At the national level, the United Kingdom has committed to ending the sale of new pure petrol and diesel cars and vans by 2030, with new hybrid vehicles permitted until 2035. This distinction between the sale of new vehicles and the use of existing ones is a key nuance of the phase-out. Drivers can legally continue to operate their existing diesel cars beyond these dates, but their utility is increasingly restricted by municipal action. Cities across Europe are implementing Low Emission Zones (LEZs) and Ultra Low Emission Zones (ULEZs). London’s ULEZ, for instance, requires diesel vehicles to meet the Euro 6 emission standard—generally meaning they were registered after September 2015—or face a daily charge to enter the zone. Other cities like Paris and various German municipalities enforce similar restrictions, effectively banning older, higher-emitting diesel vehicles from city centers to improve local air quality.
Diesel in Heavy-Duty Applications
The timeline for phasing out diesel in commercial and industrial sectors is significantly longer due to fundamental engineering challenges. Diesel remains dominant in long-haul trucking, rail, marine transport, construction equipment, and agriculture because of its exceptional energy density and high torque output. Diesel fuel offers approximately 45 megajoules of energy per kilogram, which provides a range and payload capacity that current battery technology cannot yet match in large vehicles.
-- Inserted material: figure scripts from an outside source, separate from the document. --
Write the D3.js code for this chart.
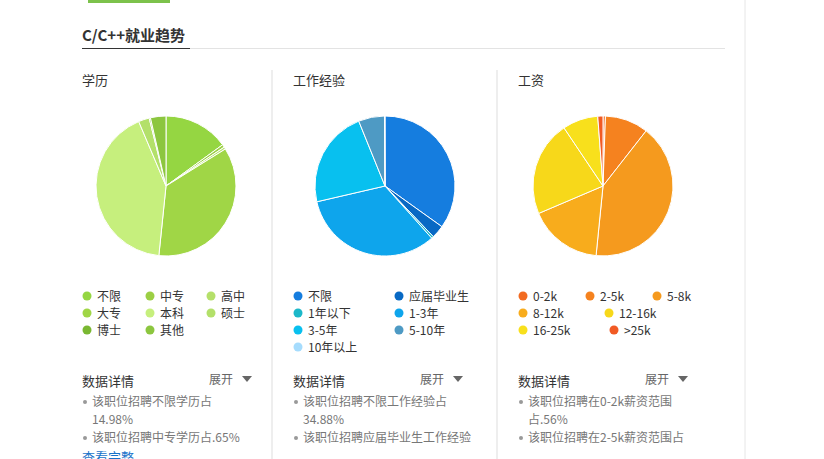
<!DOCTYPE html><html><head><meta charset="utf-8"><script src="https://cdn.jsdelivr.net/npm/d3@7"></script>
<style>body{margin:0;background:#fff;font-family:"Noto Sans CJK SC","Noto Sans",sans-serif}</style></head><body><svg id="c" width="824" height="459"></svg><script>
const eduLabels=["不限","中专","高中","大专","本科","硕士","博士","其他"];
const eduValues=[14.98,0.65,0.5,35.5,42,2.5,0.3,3.57];
const eduColors=["#95d642","#9ccf44","#b5e06a","#a0d646","#c6ef7d","#b3e06a","#7ab832","#8cc63f"];
const expLabels=["不限","应届毕业生","1年以下","1-3年","3-5年","5-10年","10年以上"];
const expValues=[34.88,3,0.5,33,22.5,6,0.12];
const expColors=["#157ddf","#0869c4","#1cb8c9","#0ea5ec","#08c0ef","#4e9ac4","#a6dcfd"];
const salLabels=["0-2k","2-5k","5-8k","8-12k","12-16k","16-25k",">25k"];
const salValues=[0.56,10,41,17,22,8.2,1.2];
const salColors=["#f26b21","#f5821f","#f59a1e","#f8ac1c","#f7d81a","#f8e01c","#f15a24"];
const details=[["该职位招聘不限学历占","14.98%","该职位招聘中专学历占.65%"],["该职位招聘不限工作经验占","34.88%","该职位招聘应届毕业生工作经验"],["该职位招聘在0-2k薪资范围","占.56%","该职位招聘在2-5k薪资范围占"]];
const svg=d3.select("#c");
svg.append("rect").attr("x",88).attr("y",0).attr("width",82).attr("height",3).attr("fill","#7cc24b");
svg.append("line").attr("x1",745).attr("x2",745).attr("y1",0).attr("y2",459).attr("stroke","#e6e6e6");
svg.append("text").attr("x",82).attr("y",41).text("C/C++就业趋势").attr("font-size",15).attr("font-weight","bold").attr("fill","#333");
svg.append("line").attr("x1",82).attr("x2",725).attr("y1",48.5).attr("y2",48.5).attr("stroke","#e3e3e3");
svg.append("line").attr("x1",82).attr("x2",190).attr("y1",48.5).attr("y2",48.5).attr("stroke","#333").attr("stroke-width",1);
[272,497].forEach(x=>svg.append("line").attr("x1",x).attr("x2",x).attr("y1",70).attr("y2",459).attr("stroke","#ddd"));
const panels=[
 {t:"学历",x:82,cx:166,L:eduLabels,V:eduValues,C:eduColors,pos:[[0,0],[63,0],[124,0],[0,1],[63,1],[124,1],[0,2],[63,2]]},
 {t:"工作经验",x:293,cx:385,L:expLabels,V:expValues,C:expColors,pos:[[0,0],[101,0],[0,1],[101,1],[0,2],[101,2],[0,3]]},
 {t:"工资",x:518,cx:603,L:salLabels,V:salValues,C:salColors,pos:[[0,0],[67,0],[134,0],[0,1],[86,1],[0,2],[91,2]]}];
const pie=d3.pie().sort(null), arc=d3.arc().innerRadius(0).outerRadius(70);
panels.forEach((p,i)=>{
 const g=svg.append("g");
 g.append("text").attr("x",p.x).attr("y",85).text(p.t).attr("font-size",13).attr("fill","#333");
 g.append("g").attr("transform",`translate(${p.cx},186)`).selectAll("path").data(pie(p.V)).join("path")
  .attr("d",arc).attr("fill",(d,j)=>p.C[j]).attr("stroke","#fff").attr("stroke-width",1);
 p.L.forEach((l,j)=>{const [dx,r]=p.pos[j];const y=296+r*17;
  g.append("circle").attr("cx",p.x+dx+5).attr("cy",y).attr("r",4.5).attr("fill",p.C[j]);
  g.append("text").attr("x",p.x+dx+15).attr("y",y+4.5).text(l).attr("font-size",12).attr("fill","#333");});
 g.append("text").attr("x",p.x).attr("y",386).text("数据详情").attr("font-size",13).attr("fill","#333");
 g.append("text").attr("x",p.x+127).attr("y",384).text("展开").attr("font-size",12).attr("fill","#666");
 const tx=p.x+160;g.append("path").attr("d",`M${tx},376L${tx+10},376L${tx+5},382Z`).attr("fill","#666");
 const dt=details[i];
 [[dt[0],406,true],[dt[1],424,false],[dt[2],442,true]].forEach(([s,y,b])=>{
  if(b)g.append("circle").attr("cx",p.x+3).attr("cy",y-4).attr("r",2).attr("fill","#999");
  g.append("text").attr("x",p.x+10).attr("y",y).text(s).attr("font-size",12).attr("fill","#777");});
});
svg.append("text").attr("x",82).attr("y",462).text("查看完整").attr("font-size",13).attr("fill","#1a73c9");
</script></body></html>
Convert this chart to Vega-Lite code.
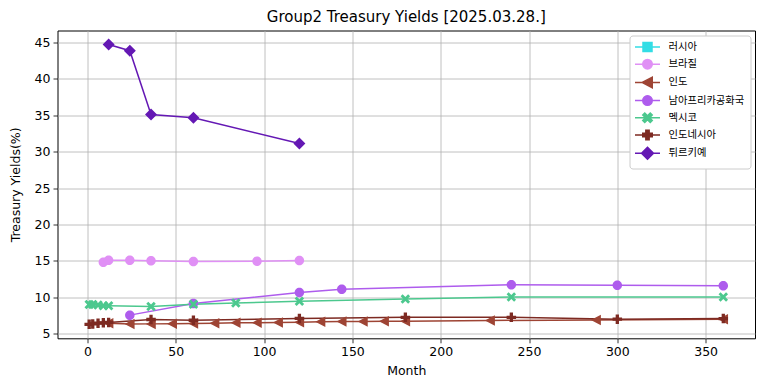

The engine’s high-compression ignition process and longer piston stroke are specifically designed to generate the low-end torque necessary to move massive loads, such as a fully-laden semi-truck or a large excavator. Unlike passenger cars that prioritize acceleration, heavy-duty applications demand sustained pulling power over long distances and extended operating hours. Furthermore, the quick refueling time of diesel—mere minutes—is a non-negotiable operational requirement for sectors like trucking, where vehicle downtime directly translates to lost revenue. These factors mean that while emissions from heavy-duty diesel are being curtailed by advanced after-treatment systems, the underlying combustion engine architecture is not being replaced as quickly as in the passenger car market.
Alternatives and Replacement Technologies
Multiple technologies are emerging to fill the void left by diesel, tailored to the specific needs of different transport sectors. For light-duty and regional commercial vehicles, Battery Electric Vehicles (BEVs) are the primary replacement, offering high efficiency and zero tailpipe emissions. However, the weight and volume of the necessary battery packs limit their viability for the heaviest applications.
In contrast, Hydrogen Fuel Cell Electric Vehicles (FCEVs) are gaining traction in long-haul transport because they offer a higher energy density by weight than batteries, allowing for a longer range and better payload capacity. FCEVs can also be refueled in a time frame comparable to diesel, typically 10 to 15 minutes, which is a major advantage over the multi-hour charging times required for large BEV trucks. Another solution is the use of synthetic fuels, or e-fuels, and advanced biofuels like Hydrotreated Vegetable Oil (HVO). These are considered “drop-in” solutions because they can be used in existing diesel engines and infrastructure with minimal or no modification, providing an immediate pathway to reduce carbon emissions in hard-to-electrify sectors like construction and shipping.